Great read Maria! Interesting pick for the topic of digital transformation. I couldn’t even fathom the far-reaching impact of digitization on traditional sectors such as utilities. As mentioned by arc, utilities companies haven’t really been the home to innovation and it is great to see Florida Power & Light lead the charge and be rewarded for it by winning National Award for Electric Reliability Excellence in the U.S. for Second Consecutive Year. This was awarded for Continued investments to build a stronger and smarter energy grids. 
It is also great to see others follow suit globally. According to a new EY report, Digital grid is becoming a primary focus area for the global power and utilities sector, with 92% of companies surveyed planning to invest in the next 12 months. In the next five to seven years, investment in digital grids is expected to be in the region of US$500b. 
A huge potential that I see for FPL is to leverage digitization for customer relationship management. Many utilities have already launched mobile applications for bill notification, presentment, and payment, as well as for outage management . Given the impact of IoT, these mobile applications can extend into smart homes and connected buildings.

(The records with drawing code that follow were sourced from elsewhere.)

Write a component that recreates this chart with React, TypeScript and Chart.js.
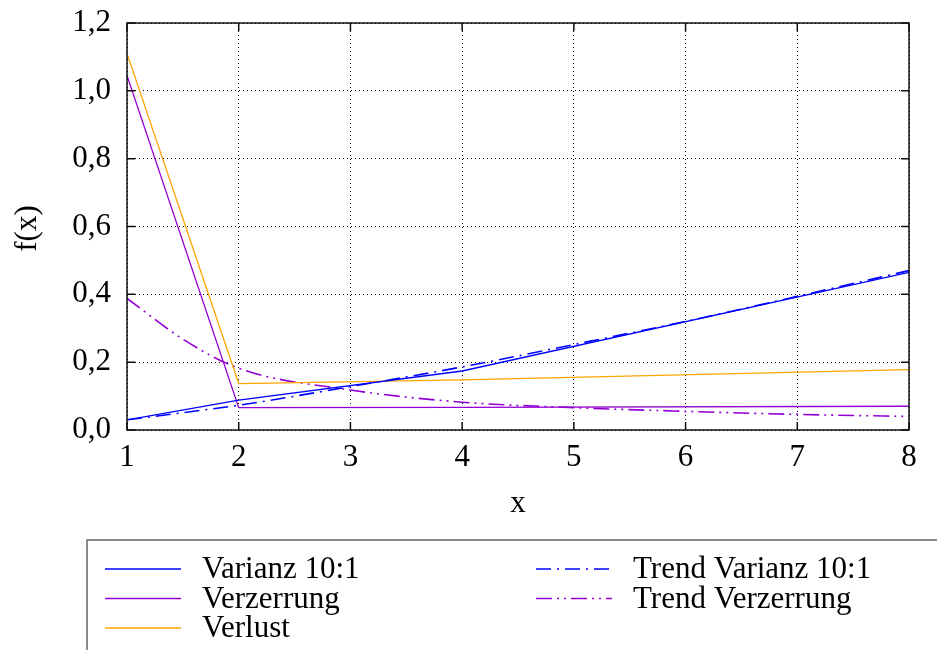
import React, { useEffect, useRef } from "react";
import { Chart, registerables } from "chart.js";

Chart.register(...registerables);

// Measured series (x positions 1, 2, 4, 8)
const measuredX = [1, 2, 4, 8];
const varianzY = [0.03, 0.088, 0.174, 0.465];
const verzerrungY = [1.045, 0.066, 0.067, 0.07];
const verlustY = [1.11, 0.137, 0.148, 0.178];

// Trend curves
const trendX = [1, 1.5, 2, 3, 4, 5, 6, 7, 8];
const trendVarianzY = [0.03, 0.051, 0.073, 0.128, 0.186, 0.252, 0.32, 0.394, 0.47];
const trendVerzerrungY = [0.388, 0.268, 0.182, 0.118, 0.082, 0.066, 0.055, 0.046, 0.04];

const seriesLabels = ["Varianz 10:1", "Verzerrung", "Verlust", "Trend Varianz 10:1", "Trend Verzerrung"];
const xTitle = "x";
const yTitle = "f(x)";

const FONT = "Liberation Serif";
const FSIZE = 31;
const BLUE = "#0000ff";
const PURPLE = "#9400d3";
const ORANGE = "#ffa500";

const toPts = (xs: number[], ys: number[]) => xs.map((x, i) => ({ x, y: ys[i] }));

const decorPlugin = {
  id: "decor",
  afterDraw(chart: any) {
    const { ctx, chartArea: a } = chart;
    const xs = chart.scales.x;
    const ys = chart.scales.y;
    ctx.save();
    // frame
    ctx.setLineDash([]);
    ctx.strokeStyle = "#111";
    ctx.lineWidth = 1.5;
    ctx.strokeRect(a.left, a.top, a.right - a.left, a.bottom - a.top);
    // inward ticks
    const tl = 8;
    ctx.beginPath();
    xs.ticks.forEach((t: any) => {
      const px = xs.getPixelForValue(t.value);
      ctx.moveTo(px, a.bottom);
      ctx.lineTo(px, a.bottom - tl);
      ctx.moveTo(px, a.top);
      ctx.lineTo(px, a.top + tl);
    });
    ys.ticks.forEach((t: any) => {
      const py = ys.getPixelForValue(t.value);
      ctx.moveTo(a.left, py);
      ctx.lineTo(a.left + tl, py);
      ctx.moveTo(a.right, py);
      ctx.lineTo(a.right - tl, py);
    });
    ctx.stroke();

    // axis titles
    ctx.fillStyle = "#000";
    ctx.font = `${FSIZE}px "${FONT}"`;
    ctx.textAlign = "center";
    ctx.textBaseline = "alphabetic";
    ctx.fillText(xTitle, (a.left + a.right) / 2, 512);
    ctx.save();
    ctx.translate(36, (a.top + a.bottom) / 2 + 2);
    ctx.rotate(-Math.PI / 2);
    ctx.fillText(yTitle, 0, 0);
    ctx.restore();

    // legend box
    ctx.strokeStyle = "#666";
    ctx.lineWidth = 1.5;
    ctx.strokeRect(87, 540, 1000, 300);
    const cols = [
      { lx: 105, tx: 202 },
      { lx: 536, tx: 633 },
    ];
    const rowY = [569, 598.5, 628];
    chart.data.datasets.forEach((ds: any, i: number) => {
      const col = i < 3 ? cols[0] : cols[1];
      const row = i < 3 ? i : i - 3;
      const y = rowY[row];
      ctx.strokeStyle = ds.borderColor;
      ctx.lineWidth = ds.borderWidth;
      ctx.setLineDash(ds.borderDash || []);
      ctx.beginPath();
      ctx.moveTo(col.lx, y);
      ctx.lineTo(col.lx + 76, y);
      ctx.stroke();
      ctx.setLineDash([]);
      ctx.fillStyle = "#000";
      ctx.textAlign = "left";
      ctx.textBaseline = "middle";
      ctx.font = `${FSIZE}px "${FONT}"`;
      ctx.fillText(ds.label, col.tx, y + 1);
    });
    ctx.restore();
  },
};

export default function App() {
  const ref = useRef<HTMLCanvasElement>(null);
  useEffect(() => {
    if (!ref.current) return;
    const chart = new Chart(ref.current, {
      type: "line",
      data: {
        datasets: [
          { label: seriesLabels[0], data: toPts(measuredX, varianzY), borderColor: BLUE, borderWidth: 1.3, pointRadius: 0, fill: false },
          { label: seriesLabels[1], data: toPts(measuredX, verzerrungY), borderColor: PURPLE, borderWidth: 1.3, pointRadius: 0, fill: false },
          { label: seriesLabels[2], data: toPts(measuredX, verlustY), borderColor: ORANGE, borderWidth: 1.3, pointRadius: 0, fill: false },
          { label: seriesLabels[3], data: toPts(trendX, trendVarianzY), borderColor: BLUE, borderWidth: 1.6, borderDash: [15, 6, 2, 6], pointRadius: 0, fill: false, cubicInterpolationMode: "monotone" },
          { label: seriesLabels[4], data: toPts(trendX, trendVerzerrungY), borderColor: PURPLE, borderWidth: 1.6, borderDash: [16, 5, 2, 5, 2, 5], pointRadius: 0, fill: false, cubicInterpolationMode: "monotone" },
        ],
      } as any,
      options: {
        responsive: false,
        animation: false,
        devicePixelRatio: 1,
        layout: { padding: { top: 23, right: 28, left: 0, bottom: 0 } },
        plugins: { legend: { display: false }, tooltip: { enabled: false } },
        scales: {
          x: {
            type: "linear",
            min: 1,
            max: 8,
            afterFit: (s: any) => { s.height = 220; s.paddingLeft = 0; s.paddingRight = 0; },
            ticks: { stepSize: 1, color: "#000", padding: 9, font: { family: FONT, size: FSIZE }, maxRotation: 0 },
            grid: { color: "#000", lineWidth: 1, drawTicks: false },
            border: { display: false, dash: [1, 3] },
          },
          y: {
            type: "linear",
            min: 0,
            max: 1.2,
            afterFit: (s: any) => { s.width = 127; s.paddingTop = 0; s.paddingBottom = 0; },
            ticks: {
              stepSize: 0.2,
              color: "#000",
              padding: 16,
              font: { family: FONT, size: FSIZE },
              callback: (v: any) => Number(v).toFixed(1).replace(".", ","),
            },
            grid: { color: "#000", lineWidth: 1, drawTicks: false },
            border: { display: false, dash: [1, 3] },
          },
        },
      } as any,
      plugins: [decorPlugin],
    });
    return () => chart.destroy();
  }, []);
  return (
    <div style={{ position: "fixed", left: 0, top: 0, width: 937, height: 650, background: "#fff" }}>
      <canvas ref={ref} width={937} height={650} style={{ width: 937, height: 650 }} />
    </div>
  );
}
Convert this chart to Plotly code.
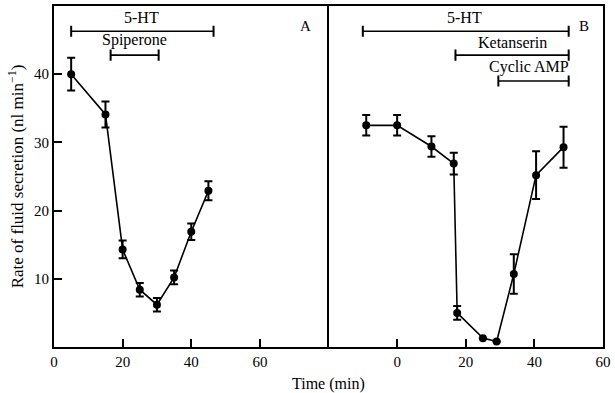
import plotly.graph_objects as go
from plotly.subplots import make_subplots

# Panel A data
a_time = [5, 15, 20, 25, 30, 35, 40, 45]
a_rate = [40.0, 34.1, 14.3, 8.4, 6.2, 10.2, 16.9, 22.9]
a_err = [2.4, 1.9, 1.3, 1.0, 1.0, 1.0, 1.2, 1.4]

# Panel B data
b_time = [-9, 0, 10, 16.5, 17.5, 25, 29, 34, 40.5, 48.5]
b_rate = [32.5, 32.5, 29.4, 26.9, 5.0, 1.3, 0.8, 10.7, 25.2, 29.3]
b_err = [1.5, 1.5, 1.5, 1.6, 1.0, 0.0, 0.0, 2.9, 3.5, 3.0]

# Treatment periods
a_treat_labels = ["5-HT", "Spiperone"]
a_treat_start = [5, 16.5]
a_treat_end = [46.5, 30.5]
a_treat_level = [46.3, 42.8]
a_label_x = [25.5, 23.5]
a_label_y = [48.3, 45.0]

b_treat_labels = ["5-HT", "Ketanserin", "Cyclic AMP"]
b_treat_start = [-10, 17, 29.5]
b_treat_end = [50, 50, 50]
b_treat_level = [46.3, 42.8, 39.0]
b_label_x = [19.5, 33.5, 38.5]
b_label_y = [48.3, 44.6, 41.1]

panel_letters = ["A", "B"]
x_ticks = [0, 20, 40, 60]
y_ticks = [10, 20, 30, 40]

FONT = "Liberation Serif"
fig = make_subplots(rows=1, cols=2, shared_yaxes=True, horizontal_spacing=0)

def add_series(t, r, e, col):
    fig.add_trace(go.Scatter(
        x=t, y=r, mode="lines+markers",
        line=dict(color="black", width=1.6),
        marker=dict(color="black", size=8),
        error_y=dict(type="data", array=e, color="black", thickness=2, width=4),
        showlegend=False), row=1, col=col)

add_series(a_time, a_rate, a_err, 1)
add_series(b_time, b_rate, b_err, 2)

def add_treatments(labels, s, e, lvl, lx, ly, col):
    xref = "x" if col == 1 else "x2"
    for i in range(len(labels)):
        fig.add_trace(go.Scatter(
            x=[s[i], e[i]], y=[lvl[i], lvl[i]], mode="lines+markers",
            line=dict(color="black", width=1.6),
            marker=dict(symbol="line-ns", size=8, line=dict(color="black", width=2)),
            showlegend=False, hoverinfo="skip"), row=1, col=col)
        fig.add_annotation(x=lx[i], y=ly[i], xref=xref, yref="y", text=labels[i],
                           showarrow=False, font=dict(family=FONT, size=16, color="black"))

add_treatments(a_treat_labels, a_treat_start, a_treat_end, a_treat_level, a_label_x, a_label_y, 1)
add_treatments(b_treat_labels, b_treat_start, b_treat_end, b_treat_level, b_label_x, b_label_y, 2)

fig.add_annotation(x=73.2, y=47, xref="x", yref="y", text=panel_letters[0], showarrow=False,
                   font=dict(family=FONT, size=15, color="black"))
fig.add_annotation(x=54.4, y=47, xref="x2", yref="y", text=panel_letters[1], showarrow=False,
                   font=dict(family=FONT, size=15, color="black"))

axis_common = dict(showline=True, linecolor="black", linewidth=1.8,
                   ticks="inside", ticklen=8, tickwidth=1.8, tickcolor="black",
                   showgrid=False, zeroline=False,
                   tickfont=dict(family=FONT, size=15, color="black"))

fig.update_xaxes(range=[0, 80], tickvals=x_ticks, mirror=True, **axis_common, row=1, col=1)
fig.update_xaxes(range=[-20, 60], tickvals=x_ticks, mirror=True, **axis_common, row=1, col=2)
fig.update_yaxes(range=[0, 50], tickvals=y_ticks, mirror=False, **axis_common,
                 title=dict(text="Rate of fluid secretion (nl min<sup>−1</sup>)",
                            font=dict(family=FONT, size=17, color="black"), standoff=6),
                 row=1, col=1)
fig.update_yaxes(range=[0, 50], showticklabels=False, ticks="", showline=True,
                 linecolor="black", linewidth=1.8, mirror=True, showgrid=False,
                 zeroline=False, row=1, col=2)

fig.add_annotation(x=0.5, y=0, xref="paper", yref="paper", text="Time (min)",
                   showarrow=False, yanchor="middle", yshift=-37,
                   font=dict(family=FONT, size=16, color="black"))

fig.update_layout(width=615, height=393, margin=dict(l=54, r=10, t=4, b=46),
                  plot_bgcolor="white", paper_bgcolor="white",
                  font=dict(family=FONT, color="black"))

fig.write_html("out.html")
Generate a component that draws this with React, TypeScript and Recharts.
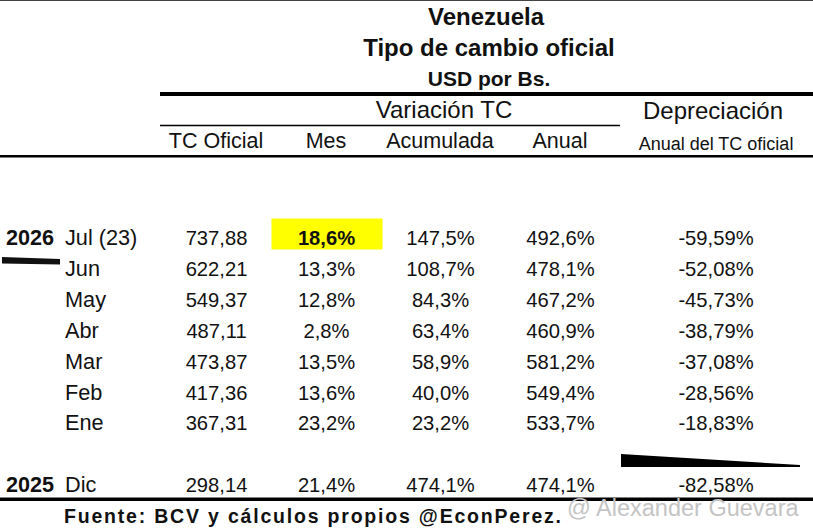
import { Customized, Scatter, ScatterChart, XAxis, YAxis } from 'recharts'

// rows, newest first
const months = ['Jul (23)', 'Jun', 'May', 'Abr', 'Mar', 'Feb', 'Ene', 'Dic']
const years = ['2026', '2026', '2026', '2026', '2026', '2026', '2026', '2025']
const tcOficial = [737.88, 622.21, 549.37, 487.11, 473.87, 417.36, 367.31, 298.14]
const varMes = [18.6, 13.3, 12.8, 2.8, 13.5, 13.6, 23.2, 21.4]
const varAcumulada = [147.5, 108.7, 84.3, 63.4, 58.9, 40.0, 23.2, 474.1]
const varAnual = [492.6, 478.1, 467.2, 460.9, 581.2, 549.4, 533.7, 474.1]
const depAnual = [-59.59, -52.08, -45.73, -38.79, -37.08, -28.56, -18.83, -82.58]
const highlightRow = 'Jul (23)'

const titleLines = ['Venezuela', 'Tipo de cambio oficial', 'USD por Bs.']
const groupHeaders = ['Variación TC', 'Depreciación']
const columnHeaders = ['TC Oficial', 'Mes', 'Acumulada', 'Anual', 'Anual del TC oficial']
const source = 'Fuente: BCV y cálculos propios @EconPerez.'
const watermark = '@ Alexander Guevara'

const W = 813
const H = 532
const FONT = '"Liberation Sans", Arial, Helvetica, sans-serif'
const COL_X = [216.5, 326.5, 440.5, 560.5, 716]
const LABEL_X = 65
const YEAR_X = 6

const fmt = (v: number, d: number, pct: boolean) =>
  v.toFixed(d).replace('.', ',') + (pct ? '%' : '')

// a blank slot is left between year groups
const slots = months.map((_, i) => {
  let gaps = 0
  for (let k = 1; k <= i; k++) if (years[k] !== years[k - 1]) gaps++
  return i + gaps
})
const lastSlot = slots[slots.length - 1]

const columns = [
  tcOficial.map((v) => fmt(v, 2, false)),
  varMes.map((v) => fmt(v, 1, true)),
  varAcumulada.map((v) => fmt(v, 1, true)),
  varAnual.map((v) => fmt(v, 1, true)),
  depAnual.map((v) => fmt(v, 2, true)),
]

const cellData = columns.map((col, c) =>
  col.map((label, i) => ({
    x: COL_X[c],
    slot: slots[i],
    label,
    strong: c === 1 && months[i] === highlightRow,
  })),
)
const monthData = months.map((m, i) => ({ x: LABEL_X, slot: slots[i], label: m }))
const yearData = years
  .map((y, i) => ({ x: YEAR_X, slot: slots[i], label: y, first: i === 0 || years[i - 1] !== y }))
  .filter((d) => d.first)

const CellText = (props: any) => {
  const { cx, cy, payload } = props
  return (
    <g>
      {payload.strong && <rect x={cx - 55} y={cy - 19.5} width={111} height={31} fill="#ffff00" />}
      <text
        x={cx}
        y={cy + 7}
        textAnchor="middle"
        fontSize={20.2}
        fontWeight={payload.strong ? 700 : 400}
        fill="#111"
        fontFamily={FONT}
      >
        {payload.label}
      </text>
    </g>
  )
}

const MonthText = (props: any) => (
  <text x={props.cx} y={props.cy + 7} fontSize={21.7} fill="#111" fontFamily={FONT}>
    {props.payload.label}
  </text>
)

const YearText = (props: any) => (
  <text x={props.cx} y={props.cy + 7} fontSize={21.6} fontWeight={700} fill="#111" fontFamily={FONT}>
    {props.payload.label}
  </text>
)

function Frame() {
  return (
    <g fontFamily={FONT} fill="#111">
      <line x1={0} x2={W} y1={0.5} y2={0.5} stroke="#444" strokeWidth={1} />
      <text x={486} y={25} textAnchor="middle" fontSize={24} fontWeight={700}>{titleLines[0]}</text>
      <text x={489} y={56} textAnchor="middle" fontSize={24} fontWeight={700}>{titleLines[1]}</text>
      <text x={489} y={86} textAnchor="middle" fontSize={21} fontWeight={700}>{titleLines[2]}</text>
      <line x1={160} x2={W} y1={94} y2={94} stroke="#000" strokeWidth={4} />
      <text x={444} y={118} textAnchor="middle" fontSize={24}>{groupHeaders[0]}</text>
      <text x={713} y={119} textAnchor="middle" fontSize={24}>{groupHeaders[1]}</text>
      <line x1={160} x2={620} y1={125.5} y2={125.5} stroke="#000" strokeWidth={1.5} />
      {columnHeaders.map((h, c) => (
        <text
          key={h}
          x={COL_X[c] - (c === 4 ? 0 : 0.5)}
          y={c === 4 ? 150 : 148}
          textAnchor="middle"
          fontSize={c === 4 ? 18 : 21.5}
        >
          {h}
        </text>
      ))}
      <line x1={0} x2={W} y1={156.3} y2={156.3} stroke="#000" strokeWidth={2.5} />
      <line x1={0} x2={W} y1={499.3} y2={499.3} stroke="#000" strokeWidth={3.5} />
      <polygon points="2,257 60,259 60,264.5 2,263.5" fill="#111" />
      <polygon points="621,454 800,465 800,467 621,467" fill="#000" />
      <text x={64} y={523} fontSize={19.5} fontWeight={700} letterSpacing={1.8}>{source}</text>
      <text x={567} y={516} fontSize={23.5} fill="#c4c4c4">{watermark}</text>
    </g>
  )
}

export default function App() {
  return (
    <div style={{ position: 'absolute', left: 0, top: 0, width: W, height: H, background: '#fff' }}>
      <ScatterChart width={W} height={H} margin={{ top: 238, right: 0, bottom: H - 485.2, left: 0 }}>
        <XAxis type="number" dataKey="x" domain={[0, W]} hide />
        <YAxis type="number" dataKey="slot" domain={[0, lastSlot]} reversed hide />
        <Customized component={Frame} />
        {cellData.map((d, c) => (
          <Scatter key={c} data={d} shape={CellText} isAnimationActive={false} />
        ))}
        <Scatter data={monthData} shape={MonthText} isAnimationActive={false} />
        <Scatter data={yearData} shape={YearText} isAnimationActive={false} />
      </ScatterChart>
    </div>
  )
}
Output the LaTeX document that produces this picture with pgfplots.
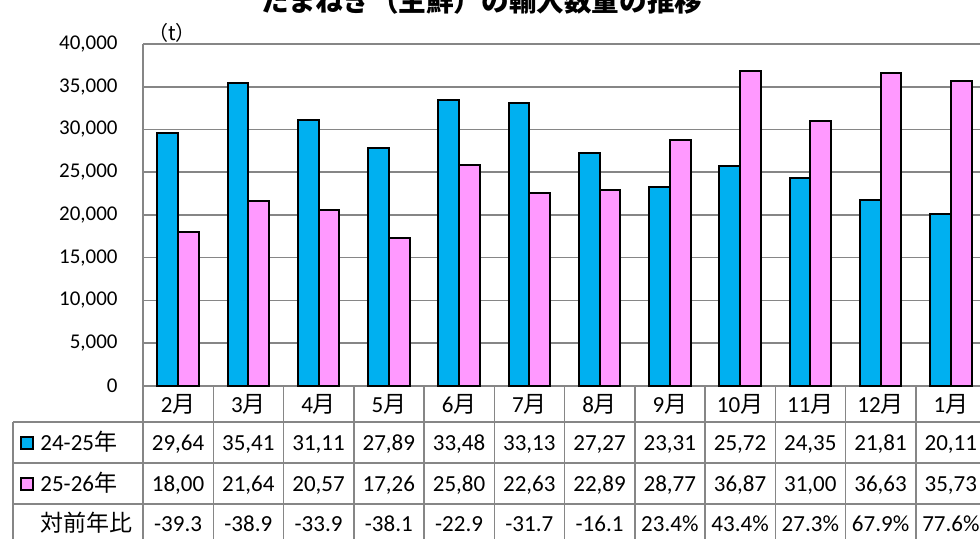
\documentclass[border=0pt]{standalone}
\usepackage{pgfplots}
\pgfplotsset{compat=1.18}
\usepackage{fontspec}
\setmainfont{Carlito}
\newfontfamily\jp{Noto Sans CJK JP}
\definecolor{barblue}{RGB}{0,176,240}
\definecolor{barpink}{RGB}{255,153,255}
\definecolor{gridgray}{RGB}{134,134,134}
\begin{document}
\begin{tikzpicture}[x=0.5pt,y=-0.5pt]
\useasboundingbox (0,0) rectangle (980,539);
\clip (0,0) rectangle (980,539);
\node[anchor=base, inner sep=0pt, font=\jp\bfseries\fontsize{13.8}{16}\selectfont] at (482,12) {たまねぎ（生鮮）の輸入数量の推移};
\node[inner sep=0pt, font=\jp\fontsize{10}{12}\selectfont] at (172,33) {（t）};
\begin{axis}[at={(71.5pt,-193pt)}, anchor=south west, scale only axis,
  width=421.5pt, height=171pt,
  xmin=-0.5, xmax=11.5, ymin=0, ymax=40000,
  axis x line=bottom, axis y line=left,
  axis line style={-, gridgray, line width=0.75pt},
  xtick=\empty, ytick={0,5000,...,40000},
  ymajorgrids, grid style={gridgray, line width=0.75pt},
  major tick length=0pt, scaled y ticks=false,
  /pgf/number format/1000 sep={,},
  /pgf/number format/assume math mode=true,
  yticklabel style={font=\fontsize{10.5}{12}\selectfont, inner sep=0pt, xshift=-12.5pt},
  ybar=0pt, bar width=10.35pt, clip=false]
\addplot[fill=barblue, draw=black, line width=1pt] coordinates {
 (0,29640) (1,35410) (2,31110) (3,27890) (4,33480) (5,33130)
 (6,27270) (7,23310) (8,25720) (9,24350) (10,21810) (11,20110)};
\addplot[fill=barpink, draw=black, line width=1pt] coordinates {
 (0,18000) (1,21640) (2,20570) (3,17260) (4,25800) (5,22630)
 (6,22890) (7,28770) (8,36870) (9,31000) (10,36630) (11,35730)};
\end{axis}
% table grid
\begin{scope}[gridgray, line width=0.75pt]
\foreach \i in {0,...,12} \draw (143+70.25*\i,386) -- (143+70.25*\i,545);
\draw (13,422) -- (1000,422);
\draw (13,463) -- (1000,463);
\draw (13,504) -- (1000,504);
\draw (13,422) -- (13,545);
\end{scope}
\begin{scope}[every node/.style={inner sep=0pt, anchor=base, font=\fontsize{11.5}{13}\selectfont}]
\foreach \t [count=\i from 0] in {2,3,4,5,6,7,8,9,10,11,12,1}
  \node at (178.1+70.25*\i,413) {\t\jp 月};
\foreach \t [count=\i from 0] in {{29,64},{35,41},{31,11},{27,89},{33,48},{33,13},{27,27},{23,31},{25,72},{24,35},{21,81},{20,11}}
  \node at (178.1+70.25*\i,450.5) {\t};
\foreach \t [count=\i from 0] in {{18,00},{21,64},{20,57},{17,26},{25,80},{22,63},{22,89},{28,77},{36,87},{31,00},{36,63},{35,73}}
  \node at (178.1+70.25*\i,491.5) {\t};
\foreach \t [count=\i from 0] in {-39.3,-38.9,-33.9,-38.1,-22.9,-31.7,-16.1,23.4\%,43.4\%,27.3\%,67.9\%,77.6\%}
  \node at (178.1+70.25*\i,531.5) {\t};
\node[anchor=base west] at (40,450.5) {24-25\jp 年};
\node[anchor=base west] at (40,491.5) {25-26\jp 年};
\node[anchor=base east] at (133,531.5) {\jp 対前年比};
\end{scope}
\draw[fill=barblue, line width=0.9pt] (21,437) rectangle (33,449);
\draw[fill=barpink, line width=0.9pt] (21,478) rectangle (33,490);
\end{tikzpicture}
\end{document}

Maria, thanks for the insightful post. It is unfortunate to learn that FPL opposed legislation to encourage distributed energy generation, though, as you mention, it is understandable given that it represents a potential for a decline in their traditional revenue streams. It does seem likely, however, that a trend toward distributed generation, paired with smart grid capability, will lead to myriad new business models on which FPL can capitalize. You, Arc and Stephen all mentioned excellent ideas for potential incremental revenue opportunities. I wonder if there are significant cost savings to be had as well: could FPL avoid costly capital expenditures in grid maintenance or capacity expansion that they likely have planned for the next couple of decades? As distributed generation and storage increases, it seems the utility may be able to wind down peaker plants, which likely have a significant annual cost, or avoid adding new plants all together.